Source: Personal library
Rating: ★★★★★

Books everywhere!  Each wall was armed with overcrowded yet immaculate shelving.  It was barely possible to see the paintwork.  There were all different styles and sizes of lettering on the spines of the black, the red, the gray, the every-colored books.  It was one of the most beautiful things Liesel Meminger had ever seen.

With wonder, she smiled.

That such a room existed!

(from The Book Thief, page 134)

There are very few books that I loved enough to re-read, and as soon as I dried my eyes and turned the last page of The Book Thief back in 2007, I knew that it was a book I could read again and again.  I’m glad that the second time I read this book was aloud to The Girl, as there’s nothing better than sharing one of your favorite books with someone you love and having them enjoy it, too.

The Book Thief is a coming-of-age story set in Nazi Germany.  Liesel Meminger, still grieving her brother’s death, is brought to the home of Hans and Rosa Hubermann on Himmel Street in the fictional town of Molching just outside of Munich.  She arrives with The Gravedigger’s Handbook, a book she stole at her brother’s graveside, but doesn’t know how to read.  Her foster mother, Rosa, comes off a little harsh, but her foster father, Hans, is a kind and gentle man who teaches her to read.  Learning to read opens up a whole new world to Liesel, and while her best friend and partner in crime, Rudy Steiner, is content stealing food, her thievery involves expanding her personal library.

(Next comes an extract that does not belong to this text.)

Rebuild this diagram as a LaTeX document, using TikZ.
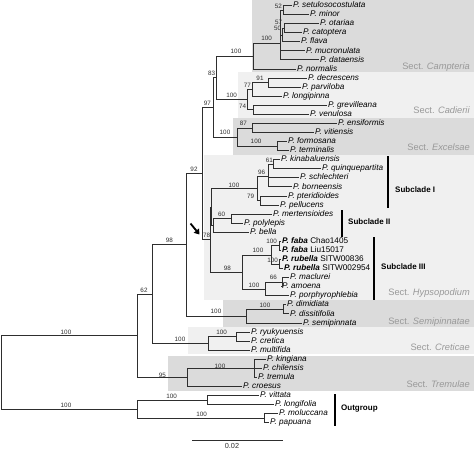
\documentclass[tikz,border=0pt]{standalone}
\usepackage{fontspec}
\setmainfont{Liberation Sans}
\usetikzlibrary{arrows.meta}
\definecolor{dk}{gray}{0.86}
\definecolor{lt}{gray}{0.94}
\definecolor{brc}{gray}{0.18}
\definecolor{sectc}{gray}{0.6}
\tikzset{
 br/.style={draw=brc, line width=1pt},
 leaf/.style={anchor=west, inner xsep=1.5pt, inner ysep=0pt, text height=5.9pt, text depth=1.7pt, font=\fontsize{8.2}{9}\selectfont\itshape},
 bs/.style={inner sep=0pt, font=\fontsize{6.3}{7}\selectfont, text=brc},
 sect/.style={anchor=east, inner sep=0pt, text height=6.7pt, text depth=1.9pt, font=\fontsize{9.3}{10}\selectfont, text=sectc},
 sub/.style={anchor=west, inner sep=0pt, text height=5.8pt, text depth=1.6pt, font=\fontsize{8}{9}\selectfont\bfseries},
 cbar/.style={line width=2pt, black},
}
\begin{document}
\begin{tikzpicture}[x=1pt,y=-1pt]
\useasboundingbox (0,0) rectangle (474,450);
% section shading
\fill[dk] (252,0) rectangle (474,72);
\fill[lt] (238,72) rectangle (474,117.5);
\fill[dk] (233,117.5) rectangle (474,155);
\fill[lt] (204,155) rectangle (474,300);
\fill[dk] (223,300) rectangle (474,327);
\fill[lt] (188,327) rectangle (474,354);
\fill[dk] (168,356) rectangle (474,391);
% leaves
\node[leaf] (L1) at (291.5,5.5) {P. setulosocostulata};
\node[leaf] (L2) at (308.5,14.6) {P. minor};
\node[leaf] (L3) at (318.5,23.6) {P. otariaa};
\node[leaf] (L4) at (301.5,32.7) {P. catoptera};
\node[leaf] (L5) at (299.5,41.8) {P. flava};
\node[leaf] (L6) at (304.5,50.9) {P. mucronulata};
\node[leaf] (L7) at (318.5,59.9) {P. dataensis};
\node[leaf] (L8) at (295.5,69.0) {P. normalis};
\node[leaf] (L9) at (306.5,78.1) {P. decrescens};
\node[leaf] (L10) at (300.5,87.1) {P. parviloba};
\node[leaf] (L11) at (281.5,96.2) {P. longipinna};
\node[leaf] (L12) at (326.5,105.3) {P. grevilleana};
\node[leaf] (L13) at (308.5,114.3) {P. venulosa};
\node[leaf] (L14) at (336.5,123.4) {P. ensiformis};
\node[leaf] (L15) at (313.5,132.5) {P. vitiensis};
\node[leaf] (L16) at (286.5,141.6) {P. formosana};
\node[leaf] (L17) at (288.5,150.6) {P. terminalis};
\node[leaf] (L18) at (279.5,159.7) {P. kinabaluensis};
\node[leaf] (L19) at (320.5,168.8) {P. quinquepartita};
\node[leaf] (L20) at (298.5,177.8) {P. schlechteri};
\node[leaf] (L21) at (291.5,186.9) {P. borneensis};
\node[leaf] (L22) at (286.5,196.0) {P. pteridioides};
\node[leaf] (L23) at (278.5,205.0) {P. pellucens};
\node[leaf] (L24) at (271.5,214.1) {P. mertensioides};
\node[leaf] (L25) at (242.5,223.2) {P. polylepis};
\node[leaf] (L26) at (248.5,232.3) {P. bella};
\node[leaf] (L27) at (280.5,241.3) {\bfseries P. faba \upshape\mdseries Chao1405};
\node[leaf] (L28) at (280.5,250.4) {\bfseries P. faba \upshape\mdseries Liu15017};
\node[leaf] (L29) at (280.5,259.5) {\bfseries P. rubella \upshape\mdseries SITW00836};
\node[leaf] (L30) at (282.5,268.5) {\bfseries P. rubella \upshape\mdseries SITW002954};
\node[leaf] (L31) at (288.5,277.6) {P. maclurei};
\node[leaf] (L32) at (280.5,286.7) {P. amoena};
\node[leaf] (L33) at (288.5,295.7) {P. porphyrophlebia};
\node[leaf] (L34) at (285.5,304.8) {P. dimidiata};
\node[leaf] (L35) at (288.5,313.9) {P. dissitifolia};
\node[leaf] (L36) at (301.5,323.0) {P. semipinnata};
\node[leaf] (L37) at (249.5,332.0) {P. ryukyuensis};
\node[leaf] (L38) at (249.5,341.1) {P. cretica};
\node[leaf] (L39) at (249.5,350.2) {P. multifida};
\node[leaf] (L40) at (265.5,359.2) {P. kingiana};
\node[leaf] (L41) at (261.5,368.3) {P. chilensis};
\node[leaf] (L42) at (256.5,377.4) {P. tremula};
\node[leaf] (L43) at (241.5,386.4) {P. croesus};
\node[leaf] (L44) at (258.5,395.5) {P. vittata};
\node[leaf] (L45) at (273.5,404.6) {P. longifolia};
\node[leaf] (L46) at (277.5,413.7) {P. moluccana};
\node[leaf] (L47) at (268.5,422.7) {P. papuana};
% internal nodes
\coordinate (root) at (1.5,372.5);
\coordinate (ING) at (137,335.8);
\coordinate (OUT) at (137,409.1);
\coordinate (n62) at (152,294.2);
\coordinate (TRE) at (187,377.4);
\coordinate (nking) at (254,368.3);
\coordinate (n98a) at (186,244.9);
\coordinate (CRE) at (208,343.4);
\coordinate (nryu) at (236,336.6);
\coordinate (n92) at (202,173.5);
\coordinate (SEM) at (246,316.2);
\coordinate (ndim) at (283,309.4);
\coordinate (n97) at (213,107.4);
\coordinate (n78) at (210,239.5);
\coordinate (n83) at (216.5,77.8);
\coordinate (EXC) at (237,137);
\coordinate (n87) at (252.5,128);
\coordinate (nfor) at (277,146.1);
\coordinate (CAMP) at (253,56);
\coordinate (core) at (280.5,43);
\coordinate (n52) at (283,10.05);
\coordinate (n50) at (282,35);
\coordinate (n57) at (284,28.2);
\coordinate (CAD) at (247,99.6);
\coordinate (n77) at (252.7,89.4);
\coordinate (n91) at (268,82.6);
\coordinate (n74) at (253,109.8);
\coordinate (nX) at (211.7,207);
\coordinate (SUBI) at (257,188.4);
\coordinate (n96) at (268,176.3);
\coordinate (n61) at (273,164.2);
\coordinate (n79) at (260,200.5);
\coordinate (nIIb) at (213.5,225.5);
\coordinate (n60) at (231,218.7);
\coordinate (n98b) at (242,272);
\coordinate (nfr) at (271,255);
\coordinate (nfaba) at (279,245.9);
\coordinate (nrub) at (279.5,264);
\coordinate (nmac) at (265,289);
\coordinate (n66) at (282,282.2);
\coordinate (nvit) at (207,400);
\coordinate (nmol) at (264,418.2);
% branches
\foreach \p/\c in {root/ING, root/OUT, ING/n62, ING/TRE, n62/n98a, n62/CRE,
  n98a/n92, n98a/SEM, n92/n97, n92/n78, n97/n83, n97/EXC, n83/CAMP, n83/CAD,
  CAMP/core, CAMP/L8, core/n52, core/n50, core/L6, core/L7, n52/L1, n52/L2,
  n50/n57, n50/L5, n57/L3, n57/L4, CAD/n77, CAD/n74, n77/n91, n77/L11,
  n91/L9, n91/L10, n74/L12, n74/L13, EXC/n87, EXC/nfor, n87/L14, n87/L15,
  nfor/L16, nfor/L17, n78/nX, n78/n98b, nX/SUBI, nX/nIIb, SUBI/n96, SUBI/n79,
  n96/n61, n96/L20, n96/L21, n61/L18, n61/L19, n79/L22, n79/L23,
  nIIb/n60, nIIb/L26, n60/L24, n60/L25, n98b/nfr, n98b/nmac, nfr/nfaba, nfr/nrub,
  nfaba/L27, nfaba/L28, nrub/L29, nrub/L30, nmac/n66, nmac/L33, n66/L31, n66/L32,
  SEM/ndim, SEM/L36, ndim/L34, ndim/L35, CRE/nryu, CRE/L39, nryu/L37, nryu/L38,
  TRE/nking, TRE/L43, nking/L40, nking/L41, nking/L42,
  OUT/nvit, OUT/nmol, nvit/L44, nvit/L45, nmol/L46, nmol/L47}
  {\draw[br] (\p) |- (\c);}
% bootstrap values
\node[bs] (bING) at (66,332.3) {100};
\node[bs] (bOUT) at (66,405.7) {100};
\node[bs] (b62) at (144,290) {62};
\node[bs] (b98a) at (169.3,240.7) {98};
\node[bs] (b92) at (194,169.3) {92};
\node[bs] (b97) at (207.3,103.3) {97};
\node[bs] (b83) at (211.7,73.3) {83};
\node[bs] (bCAMP) at (236,51.7) {100};
\node[bs] (bCAD) at (231.7,95.7) {100};
\node[bs] (bcore) at (266.7,38.8) {100};
\node[bs] (b52) at (278.3,6) {52};
\node[bs] (b57) at (278.6,22.3) {57};
\node[bs] (b50) at (277.7,28.5) {50};
\node[bs] (b91) at (260,78.3) {91};
\node[bs] (b77) at (247.3,85) {77};
\node[bs] (b74) at (242.7,106) {74};
\node[bs] (b87) at (243.3,123.3) {87};
\node[bs] (bEXC) at (225,132.7) {100};
\node[bs] (bfor) at (256,141.7) {100};
\node[bs] (b61) at (269.3,160) {61};
\node[bs] (b96) at (261.7,172.5) {96};
\node[bs] (b79) at (250.7,196.7) {79};
\node[bs] (bSUBI) at (234,185.7) {100};
\node[bs] (b60) at (221.7,214.3) {60};
\node[bs] (b78) at (206.7,235.7) {78};
\node[bs] (b98b) at (227.3,268.3) {98};
\node[bs] (bfr) at (258,250.5) {100};
\node[bs] (bfaba) at (271.7,241.7) {100};
\node[bs] (brub) at (272.7,260) {100};
\node[bs] (bmac) at (254,285) {100};
\node[bs] (b66) at (273.3,277.7) {66};
\node[bs] (bdim) at (265,305) {100};
\node[bs] (bSEM) at (216,311.7) {100};
\node[bs] (bryu) at (221.7,332.7) {100};
\node[bs] (bCRE) at (180,339.3) {100};
\node[bs] (bking) at (220,366.7) {100};
\node[bs] (b95) at (162.3,375) {95};
\node[bs] (bvit) at (171.7,396) {100};
\node[bs] (bmol) at (201.7,414.3) {100};
% section labels
\node[sect] (sCamp) at (470,66.7) {Sect. \textit{Campteria}};
\node[sect] (sCad) at (470,111) {Sect. \textit{Cadierii}};
\node[sect] (sExc) at (470,148.3) {Sect. \textit{Excelsae}};
\node[sect] (sHyp) at (470,293.3) {Sect. \textit{Hypsopodium}};
\node[sect] (sSem) at (470,321.7) {Sect. \textit{Semipinnatae}};
\node[sect] (sCre) at (470,348.3) {Sect. \textit{Creticae}};
\node[sect] (sTre) at (470,385) {Sect. \textit{Tremulae}};
% subclade bars and labels
\coordinate (bIa) at (388,156); \coordinate (bIb) at (388,208);
\coordinate (bIIa) at (342,210); \coordinate (bIIb) at (342,237);
\coordinate (bIIIa) at (374,237); \coordinate (bIIIb) at (374,300);
\coordinate (bOa) at (335,394); \coordinate (bOb) at (335,426);
\draw[cbar] (bIa) -- (bIb);
\draw[cbar] (bIIa) -- (bIIb);
\draw[cbar] (bIIIa) -- (bIIIb);
\draw[cbar] (bOa) -- (bOb);
\node[sub] (tI) at (395,190) {Subclade I};
\node[sub] (tII) at (348,222) {Subclade II};
\node[sub] (tIII) at (381,267) {Subclade III};
\node[sub] (tO) at (341,408.3) {Outgroup};
% arrow
\coordinate (arS) at (190.5,223.5);
\coordinate (arE) at (199.5,234.5);
\draw[line width=1.8pt, -{Triangle[length=5pt,width=6.5pt]}] (arS) -- (arE);
% scale bar
\coordinate (sbA) at (192,440);
\coordinate (sbB) at (283,440);
\draw[br] (sbA) -- (sbB);
\node[anchor=base, inner sep=0pt, font=\fontsize{7.3}{8}\selectfont, text=brc] (sbl) at (232,448.6) {0.02};
\end{tikzpicture}
\end{document}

Over the course of World War II, Liesel’s passion for reading grows, at the same time that conditions deteriorate under Hitler’s rule.  Money and food become tight, but Liesel has her books, the love of her parents and Rudy, and her friendship with Max, the Jewish fist fighter hiding in her basement.

What makes The Book Thief unique is its narrator, Death, who is tired of his job — and with the war and the extermination of Jews, he is quite busy.  Death is surprisingly compassionate, haunted by humans, and drawn to the story of the book thief.  How he comes to know Liesel and why her story is so profound are explained over the course of the book.  However, some might think that Death’s narrative style is a bit off-putting, as he often interrupts the mostly linear narrative with a heart-stopping sentence that tells readers what will happen before it actually happens.  For The Girl, it lessened the impact of the book by taking away the element of surprise, but it kept me turning the pages to see how it all played out.

The Book Thief packs a punch by personalizing the experiences of “ordinary” Germans during World War II, Germans who may have belonged to the Nazi Party and dutifully said “Heil Hitler” more out of fear than devotion to the Führer.  Zusak zeroes in on the people of one street in a small town, their squabbles and their hardships.  The novel is even more powerful because of its focus on an innocent young girl who comes of age during all the chaos, a girl who has lost so much already and still has more to lose.

Zusak uses Nazism and book thievery to emphasize the power of words.  Liesel’s most prized possessions are books, particularly the ones made by Max as he comes to terms with his situation and empowers himself through words.  Liesel learns that reading aloud in the bomb shelter during the nightly raids calms the children and adults crammed together, unsure whether they would live or die.  And she comes to understand that without words, Hitler was nothing.

I think I loved this book even more the second time around.  Over the course of 550 pages, you really feel like you know the characters, they feel like your friends and neighbors.  I cried the first time I read it, and I cried even more this time.  I had to stop reading several times to dry my eyes, which provided lots of laughs for The Girl, who insists that books don’t ever make her cry.  (Maybe someday.)

Here’s what The Girl (age 11) had to say about The Book Thief:

*I really liked the book because it was kinda unique to have Death narrate the book.  But I didn’t like how Death gave away big parts before they happened.

*My favorite character was Hans because he was really sweet to Liesel by teaching her to read.  The author gave so much detail on Hans you thought he was your friend.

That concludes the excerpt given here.